Who wins from the convoy — and who loses
The immediate beneficiaries are Tehran and Beijing. Iran's leverage has been converted from a wartime threat into a going concern with a rulebook, a permit regime, and — soon — an insurance product denominated in cryptocurrency, per Fars reporting via Al Jazeera. China holds diplomatic upside in any "friendly nations" fee tier and, per Lloyd's List, has already brokered yuan-denominated transit payments.

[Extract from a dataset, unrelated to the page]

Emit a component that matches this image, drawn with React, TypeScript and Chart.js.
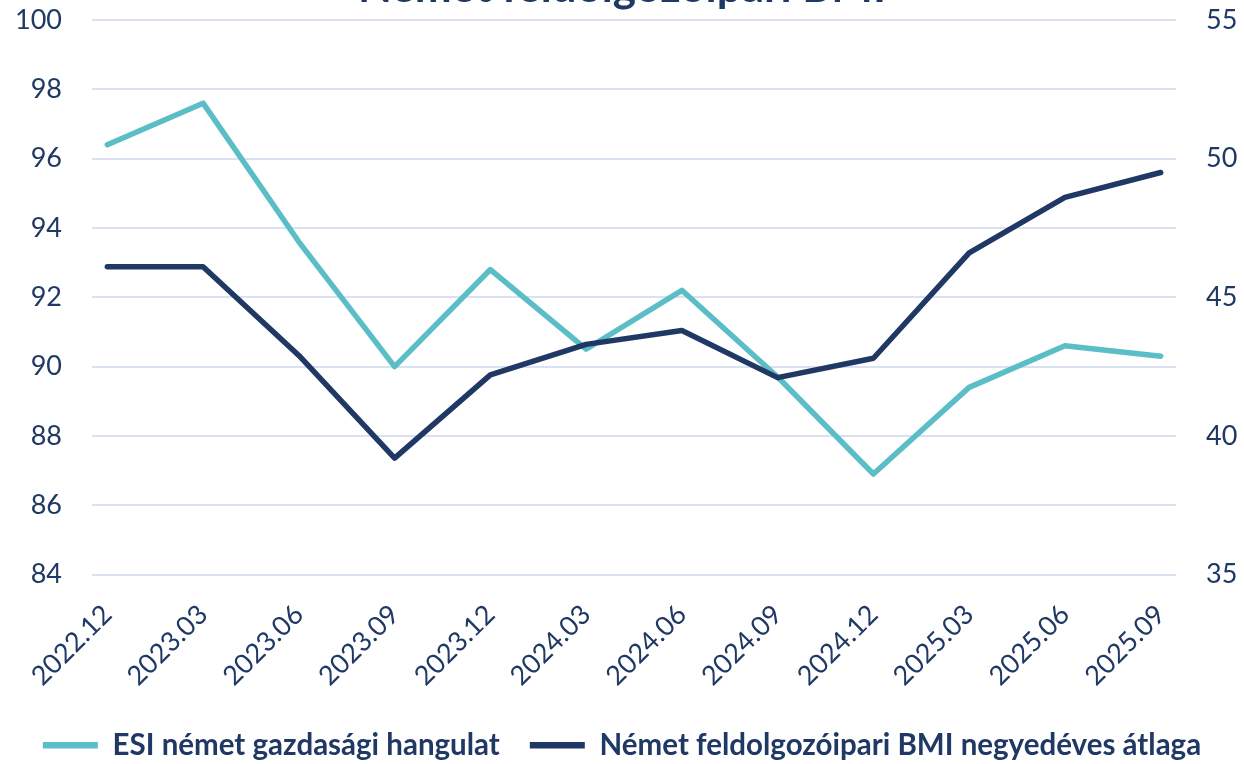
import React, { useEffect, useRef } from "react";
import { Chart, registerables } from "chart.js";

Chart.register(...registerables);

const categories = [
  "2022.12", "2023.03", "2023.06", "2023.09", "2023.12", "2024.03",
  "2024.06", "2024.09", "2024.12", "2025.03", "2025.06", "2025.09",
];
const esiValues = [96.4, 97.6, 93.6, 90.0, 92.8, 90.5, 92.2, 89.7, 86.9, 89.4, 90.6, 90.3];
const pmiValues = [46.1, 46.1, 42.9, 39.2, 42.2, 43.3, 43.8, 42.1, 42.8, 46.6, 48.6, 49.5];
const esiLabel = "ESI német gazdasági hangulat";
const pmiLabel = "Német feldolgozóipari BMI negyedéves átlaga";
const titleText = "Német feldolgozóipari BMI";

const NAVY = "#1F3864";
const TEAL = "#5BBEC6";
const GRID = "#D9E1F3";
const FONT = "Lato";

export default function App() {
  const ref = useRef<HTMLCanvasElement>(null);

  useEffect(() => {
    if (!ref.current) return;
    const chart = new Chart(ref.current, {
      type: "line",
      data: {
        datasets: [
          {
            label: esiLabel,
            data: esiValues.map((v, i) => ({ x: i, y: v })),
            borderColor: TEAL,
            backgroundColor: TEAL,
            borderWidth: 5.5,
            borderCapStyle: "round",
            borderJoinStyle: "round",
            pointRadius: 0,
            yAxisID: "y",
            order: 1,
          },
          {
            label: pmiLabel,
            data: pmiValues.map((v, i) => ({ x: i, y: v })),
            borderColor: NAVY,
            backgroundColor: NAVY,
            borderWidth: 5.5,
            borderCapStyle: "round",
            borderJoinStyle: "round",
            pointRadius: 0,
            yAxisID: "y1",
            order: 0,
          },
        ],
      },
      options: {
        responsive: false,
        animation: false,
        devicePixelRatio: 1,
        layout: { padding: 0 },
        plugins: {
          title: {
            display: true,
            text: titleText,
            color: NAVY,
            font: { family: FONT, size: 44, weight: "bold" },
            padding: { top: -3, bottom: 6.2 },
          },
          legend: {
            position: "bottom",
            labels: {
              usePointStyle: true,
              pointStyle: "line",
              pointStyleWidth: 55,
              color: NAVY,
              padding: 30,
              font: { family: FONT, size: 29.5, weight: "bold" },
              sort: (a: any, b: any) => a.datasetIndex - b.datasetIndex,
              generateLabels: (c: any) =>
                (Chart.defaults.plugins.legend.labels as any)
                  .generateLabels(c)
                  .map((l: any) => ({ ...l, lineWidth: 6.5 })),
            },
          },
          tooltip: { enabled: false },
        },
        scales: {
          x: {
            type: "linear",
            min: -0.16,
            max: 11.16,
            afterBuildTicks: (scale: any) => {
              scale.ticks = categories.map((_, i) => ({ value: i }));
            },
            afterFit: (scale: any) => {
              scale.height = 126;
            },
            grid: { display: false },
            border: { display: false },
            ticks: {
              autoSkip: false,
              minRotation: 45,
              maxRotation: 45,
              padding: 16,
              color: NAVY,
              font: { family: FONT, size: 27 },
              callback: (v: any) => categories[v] ?? "",
            },
          },
          y: {
            position: "left",
            min: 84,
            max: 100,
            afterFit: (scale: any) => {
              scale.width = 92;
            },
            grid: { color: GRID, lineWidth: 2, drawTicks: false },
            border: { display: false },
            ticks: {
              stepSize: 2,
              padding: 30,
              color: NAVY,
              font: { family: FONT, size: 27 },
            },
          },
          y1: {
            position: "right",
            min: 35,
            max: 55,
            afterFit: (scale: any) => {
              scale.width = 68;
            },
            grid: { drawOnChartArea: false, drawTicks: false },
            border: { display: false },
            ticks: {
              stepSize: 5,
              padding: 30,
              color: NAVY,
              font: { family: FONT, size: 27 },
            },
          },
        },
      },
    });
    return () => chart.destroy();
  }, []);

  return (
    <div
      style={{
        position: "fixed",
        left: 0,
        top: 0,
        width: 1244,
        height: 764,
        overflow: "hidden",
        background: "#ffffff",
      }}
    >
      <canvas
        ref={ref}
        width={1244}
        height={806}
        style={{ position: "absolute", left: 0, top: -36, width: 1244, height: 806 }}
      />
    </div>
  );
}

The losers are the coastal states that share the strait but not the leverage. Oman, which co-proposed the 1968 Hormuz Traffic Separation Scheme with Iran at the IMO, has insisted that "future arrangements related to the strait do not involve imposing any transit fees." The UAE's ADNOC chief Sultan al-Jaber has called Iranian interference "economic terrorism." Yet the BBC's Bandar Abbas dispatch found two Panama- and Liberia-flagged container ships — the MSC Francesca and Epaminondas — still detained by the IRGC despite the ceasefire, a reminder that flag-state neutrality is no protection.
For the US, the second-order damage is precedent. If Tokyo can be induced to route around Washington's preferred lane while nominally staying inside the alliance, other Asian capitals — Seoul, Manila, Bangkok — have cover to do the same. S-Oil's VLCC Long Wind, carrying two million barrels of Saudi crude toward Onsan, exited the same weekend under identical conditions.
What to watch next
- August 17, 2026 — the 60-day no-charge window in the US-Iran MoU expires. Iran's ambassador to China has already telegraphed that service fees will follow. Whether MOL and Japan's Foreign Ministry contest the fees or quietly pay them will determine the next equilibrium.

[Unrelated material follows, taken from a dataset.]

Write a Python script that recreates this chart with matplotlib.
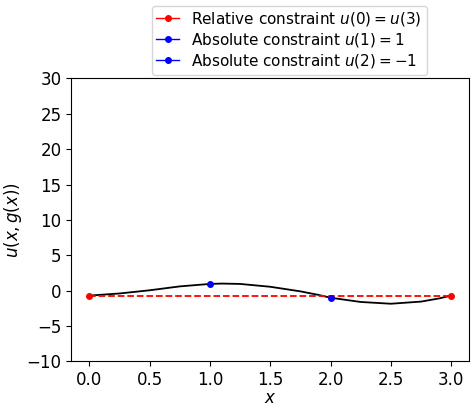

- Multinational Military Mission deployment — the
UK-France July 3 statement commits both governments to "deploy the wider Multinational Military Mission to support freedom of navigation." Rules of engagement, and whether Japan joins even as an observer, will test how far Tokyo will go in reasserting the pre-war regime after taking the Iranian route.
- PGSA sanctions carve-outs — the US Office of Foreign Assets Control has not clarified whether payments to the sanctioned Persian Gulf Strait Authority expose insurers and shipowners to secondary sanctions. Absent guidance, war-risk premiums —
still 1–3% of hull value, versus 0.25% pre-war — will stay elevated and reroute more traffic around the Cape of Good Hope.
Diplomat View
The July 6 convoy is being reported as good news — Japanese ships out, oil prices down, war receding. Read it as the opposite: the moment the pre-war Hormuz regime died quietly, and a permit-based, Tehran-arbitrated one replaced it with the world's third-largest economy as its most important customer. Iran did not need to sink a tanker to win control of the strait; it needed one G7 ally to route ten ships through its corridor, and Japan delivered. The forecast: Iran will introduce formal service fees after August 17 at a level low enough to be tolerable and high enough to establish precedent, most Asian shippers will pay, and Washington will protest without escalating. This call breaks if the Multinational Military Mission deploys with escort authority and Tokyo joins it, or if a second attack in the strait forces MOL back to the Omani lane. Neither is the base case as of July 6.